- Spanish: Chuecatown
- Directed by: Juan Flahn
- Screenplay by: Félix Sabroso; Dunia Ayaso; Juan Flahn;
- Produced by: Carlos Fernández Julio Fernández Fernando Monje
- Starring: Pepón Nieto; Pablo Puyol; Concha Velasco; Rosa Mª Sardá; Carlos Fuentes; Edu Soto;
- Cinematography: Juan Carlos Lausín
- Edited by: Ascen Marchena
- Music by: David San José
- Production companies: Castelao Producciones; Canónigo Films;
- Distributed by: Filmax
- Release date: 6 July 2007;
- Running time: 101 minutes
- Country: Spain
- Language: Spanish

= Boystown (film) =

Boystown (Chuecatown) is a 2007 Spanish comedy film directed by Juan Flahn from a screenplay by Flahn, Félix Sabroso and Dunia Ayaso.

== Synopsis ==
The plot focuses on the neighborhood of Chueca that is located in Madrid.

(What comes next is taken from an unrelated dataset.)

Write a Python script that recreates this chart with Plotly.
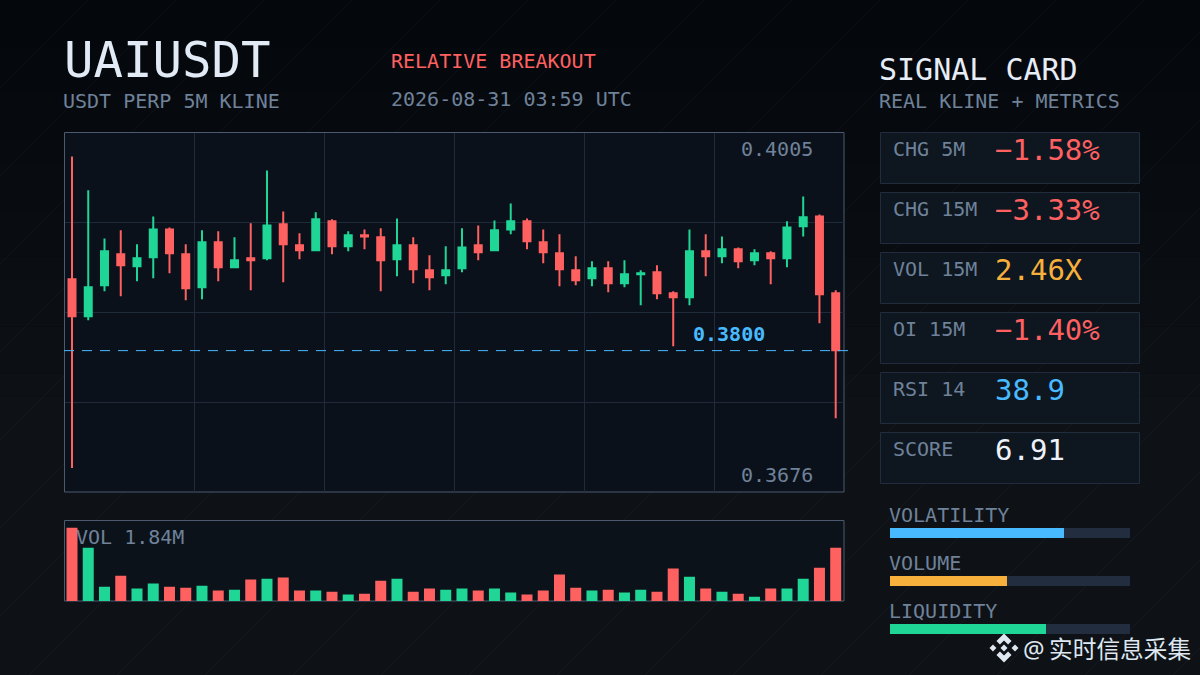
import plotly.graph_objects as go

W, H = 1200, 675

# ---- data -----------------------------------------------------------------
opens = [.38753,.38363,.38690,.39017,.38890,.38985,.39280,.39017,.38669,.39143,.38880,.38974,
         .38974,.39333,.39112,.39059,.39365,.39101,.39217,.39196,.38964,.39112,.38848,.38795,
         .38869,.39112,.39059,.39280,.39365,.39143,.39027,.38848,.38764,.38869,.38711,.38806,
         .38827,.38605,.38563,.39048,.38996,.39069,.38953,.39027,.38974,.39312,.39417,.38605]
highs = [.40050,.39692,.39185,.39270,.39122,.39417,.39301,.39122,.39270,.39259,.39196,.39344,
         .39902,.39470,.39238,.39460,.39386,.39259,.39280,.39291,.39396,.39196,.39006,.39101,
         .39291,.39322,.39375,.39554,.39396,.39280,.39228,.38996,.38943,.38943,.38953,.38848,
         .38901,.38627,.39280,.39228,.39206,.39090,.39069,.39048,.39365,.39628,.39438,.38637]
lows = [.36760,.38321,.38627,.38574,.38732,.38764,.38816,.38532,.38542,.38732,.38869,.38637,
        .38953,.38721,.38964,.39048,.39017,.39048,.39069,.38627,.38785,.38711,.38637,.38700,
        .38827,.38953,.39048,.39228,.39069,.38922,.38679,.38690,.38679,.38616,.38669,.38479,
        .38542,.38046,.38479,.38785,.38922,.38869,.38901,.38700,.38880,.39206,.38289,.37287]
closes = [.38363,.38669,.39048,.38901,.38974,.39280,.39027,.38658,.39143,.38880,.38953,.38953,
          .39322,.39122,.39059,.39386,.39101,.39217,.39206,.38953,.39112,.38858,.38774,.38848,
          .39090,.39038,.39270,.39365,.39154,.39038,.38858,.38742,.38869,.38711,.38806,.38816,
          .38605,.38563,.39048,.38996,.39069,.38943,.39027,.38974,.39301,.39407,.38595,.38004]
volumes = [2.53,1.84,.49,.87,.43,.60,.49,.46,.53,.36,.39,.74,.77,.81,.36,.36,.32,.22,.25,.70,.77,.32,.43,.39,
           .43,.36,.43,.29,.22,.36,.91,.46,.36,.39,.29,.39,.32,1.12,.84,.43,.32,.25,.15,.43,.43,.77,1.15,1.84]
level = 0.38
meter_names = ["VOLATILITY", "VOLUME", "LIQUIDITY"]
meter_values = [0.725, 0.4875, 0.65]
card_labels = ["CHG 5M", "CHG 15M", "VOL 15M", "OI 15M", "RSI 14", "SCORE"]
card_values = ["\u22121.58%", "\u22123.33%", "2.46X", "\u22121.40%", "38.9", "6.91"]

# ---- style ----------------------------------------------------------------
RED, GREEN, BLUE, AMBER = "#ff6060", "#1fd696", "#48baff", "#f8b03c"
GRAY, WHITE = "#6f8299", "#e2eaf5"
MONO = "DejaVu Sans Mono"
card_colors = [RED, RED, AMBER, RED, BLUE, "#eef2f8"]
meter_colors = [BLUE, AMBER, GREEN]


def px(x):
    return x / W


def py(y):
    return 1 - y / H


def rect(x0, y0, x1, y1, fill, line=None, lw=1):
    return dict(type="rect", xref="paper", yref="paper", x0=px(x0), x1=px(x1), y0=py(y0), y1=py(y1),
                fillcolor=fill, line=dict(color=line or fill, width=lw if line else 0), layer="below")


def poly(points, cx, cy, r, fill):
    d = "M" + "L".join(f"{px(cx + a * r):.5f},{py(cy - b * r):.5f}" for a, b in points) + "Z"
    return dict(type="path", xref="paper", yref="paper", path=d, fillcolor=fill, line=dict(width=0), layer="above")


shapes = []
# background gradient
steps = 18
for i in range(steps):
    t = i / (steps - 1)
    c = (int(4 + 10 * t), int(7 + 10 * t), int(12 + 10 * t))
    y0 = i * 420 / steps
    y1 = H if i == steps - 1 else (i + 1) * 420 / steps
    shapes.append(rect(0, y0, W, y1, "rgb(%d,%d,%d)" % c))
# faint diagonal hatching
for x in range(-H, W, 88):
    shapes.append(dict(type="line", xref="paper", yref="paper", x0=px(x), x1=px(x + H), y0=py(H), y1=py(0),
                       line=dict(color="rgba(130,160,190,0.055)", width=1), layer="below"))
# panels
shapes.append(rect(64.5, 132.5, 844, 492, "#0b111a", "#4c5a70"))
shapes.append(rect(64.5, 520.5, 844, 601, "#0c121a", "#4c5a70"))
# cards
for k in range(6):
    shapes.append(rect(880.5, 132.5 + 60 * k, 1139.5, 183.5 + 60 * k, "#0e1620", "#212d3d"))
# level line
shapes.append(dict(type="line", xref="paper", yref="y", x0=px(64), x1=px(848), y0=level, y1=level,
                   line=dict(color=BLUE, width=1, dash="10px,8px"), layer="above"))
# watermark logo
lx, ly, lr = 1004, 648, 14.5
dot = [(0, .24), (.24, 0), (0, -.24), (-.24, 0)]
for ox in (0, -.76, .76):
    shapes.append(poly([(a + ox, b) for a, b in dot], lx, ly, lr, "#dfe7f1"))
chev = [(0, 1), (.52, .48), (.28, .24), (0, .52), (-.28, .24), (-.52, .48)]
shapes.append(poly(chev, lx, ly, lr, "#dfe7f1"))
shapes.append(poly([(a, -b) for a, b in chev], lx, ly, lr, "#dfe7f1"))


def label(x, y, text, size, color, font=MONO, anchor="left", weight="normal"):
    return dict(xref="paper", yref="paper", x=px(x), y=py(y), text=text, showarrow=False,
                xanchor=anchor, yanchor="middle", align="left", borderpad=0, borderwidth=0,
                font=dict(family=font, size=size, color=color, weight=weight))


ann = [
    label(64, 60, "UAIUSDT", 49, WHITE),
    label(63, 101, "USDT PERP 5M KLINE", 20, GRAY),
    label(391, 61, "RELATIVE BREAKOUT", 20, RED),
    label(391, 99, "2026-08-31 03:59 UTC", 20, GRAY),
    label(879, 69, "SIGNAL CARD", 30, "#e6edf6"),
    label(879, 101, "REAL KLINE + METRICS", 20, GRAY),
    label(741, 149, "0.4005", 20, GRAY),
    label(741, 475, "0.3676", 20, GRAY),
    label(693, 334, "0.3800", 20, BLUE, weight="bold"),
    label(76, 537, "VOL 1.84M", 20, GRAY),
    label(1023, 648, "@", 24, "#dfe7f1", font="Noto Sans"),
    label(1049, 648, "实时信息采集", 23.7, "#dfe7f1", font="Noto Sans CJK SC"),
]
for k, (t, v, c) in enumerate(zip(card_labels, card_values, card_colors)):
    ann.append(label(893, 149 + 60 * k, t, 20, GRAY))
    ann.append(label(995, 150 + 60 * k, v, 29, c))
for k, n in enumerate(meter_names):
    ann.append(label(889, 515 + 48 * k, n, 20, GRAY))

fig = go.Figure()
xs = list(range(len(opens)))
fig.add_trace(go.Candlestick(
    x=xs, open=opens, high=highs, low=lows, close=closes, xaxis="x", yaxis="y", whiskerwidth=0,
    increasing=dict(line=dict(color=GREEN, width=2), fillcolor=GREEN),
    decreasing=dict(line=dict(color=RED, width=2), fillcolor=RED),
    showlegend=False, hoverinfo="skip"))
fig.add_trace(go.Bar(
    x=xs, y=volumes, xaxis="x2", yaxis="y2", width=11 / 16.25,
    marker=dict(color=[GREEN if c >= o else RED for o, c in zip(opens, closes)], line=dict(width=0)),
    showlegend=False, hoverinfo="skip"))
fig.add_trace(go.Bar(
    x=[1] * 3, y=meter_names, orientation="h", xaxis="x3", yaxis="y3", width=10 / 48,
    marker=dict(color="#222e40", line=dict(width=0)), showlegend=False, hoverinfo="skip"))
fig.add_trace(go.Bar(
    x=meter_values, y=meter_names, orientation="h", xaxis="x3", yaxis="y3", width=10 / 48,
    marker=dict(color=meter_colors, line=dict(width=0)), showlegend=False, hoverinfo="skip"))

xr = [-0.4615, 47.51]
hidden = dict(visible=False, showgrid=False, zeroline=False, fixedrange=True)
fig.update_layout(
    width=W, height=H, margin=dict(l=0, r=0, t=0, b=0, pad=0),
    paper_bgcolor="#0b0e13", plot_bgcolor="rgba(0,0,0,0)",
    barmode="overlay", boxgap=1 - 7 / 16.25, boxgroupgap=0, showlegend=False,
    shapes=shapes, annotations=ann, hovermode=False,
    xaxis=dict(domain=[px(64.5), px(844)], range=xr, tick0=xr[0], dtick=8, showgrid=True,
               gridcolor="#1f2a3a", gridwidth=1, zeroline=False, showticklabels=False, ticks="",
               rangeslider=dict(visible=False), fixedrange=True, anchor="y"),
    yaxis=dict(domain=[py(492), py(132.5)], range=[.36507, .40303], tick0=.36507, dtick=.00949, showgrid=True,
               gridcolor="#1f2a3a", gridwidth=1, zeroline=False, showticklabels=False, ticks="",
               fixedrange=True, anchor="x"),
    xaxis2=dict(domain=[px(64.5), px(844)], range=xr, anchor="y2", **hidden),
    yaxis2=dict(domain=[py(601), py(521)], range=[0, 2.76], anchor="x2", **hidden),
    xaxis3=dict(domain=[px(890), px(1130)], range=[0, 1], anchor="y3", **hidden),
    yaxis3=dict(domain=[py(653), py(509)], autorange="reversed", anchor="x3", type="category", **hidden),
)

fig.write_html("out.html", config=dict(displayModeBar=False),
               post_script="document.body.style.margin='0';document.documentElement.style.overflow='hidden';")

Victor, an owner of a real-estate company, wants to have a monopoly over all the apartments in Chueca, in order to turn it into the Madrid version of the Castro district in San Francisco, but the apartments are owned by senior citizens that do not want to sell to him. Víctor decides to take matters into his own hands and murder anyone that stands in his way. Everything is going Víctor's way until Rey and Luis, a gay couple, inherit the apartment of Víctor's latest victim. Víctor tries to buy the apartment from Rey but he refuses to sell it because he wants his mother, Doña Antonia, to move into the apartment. Now Víctor has to find a way to kill Doña Antonia while police are out looking for the murderer that is on the loose in Chueca.

== Awards ==
The film was awarded Best International Feature at FilmOut San Diego in 2008.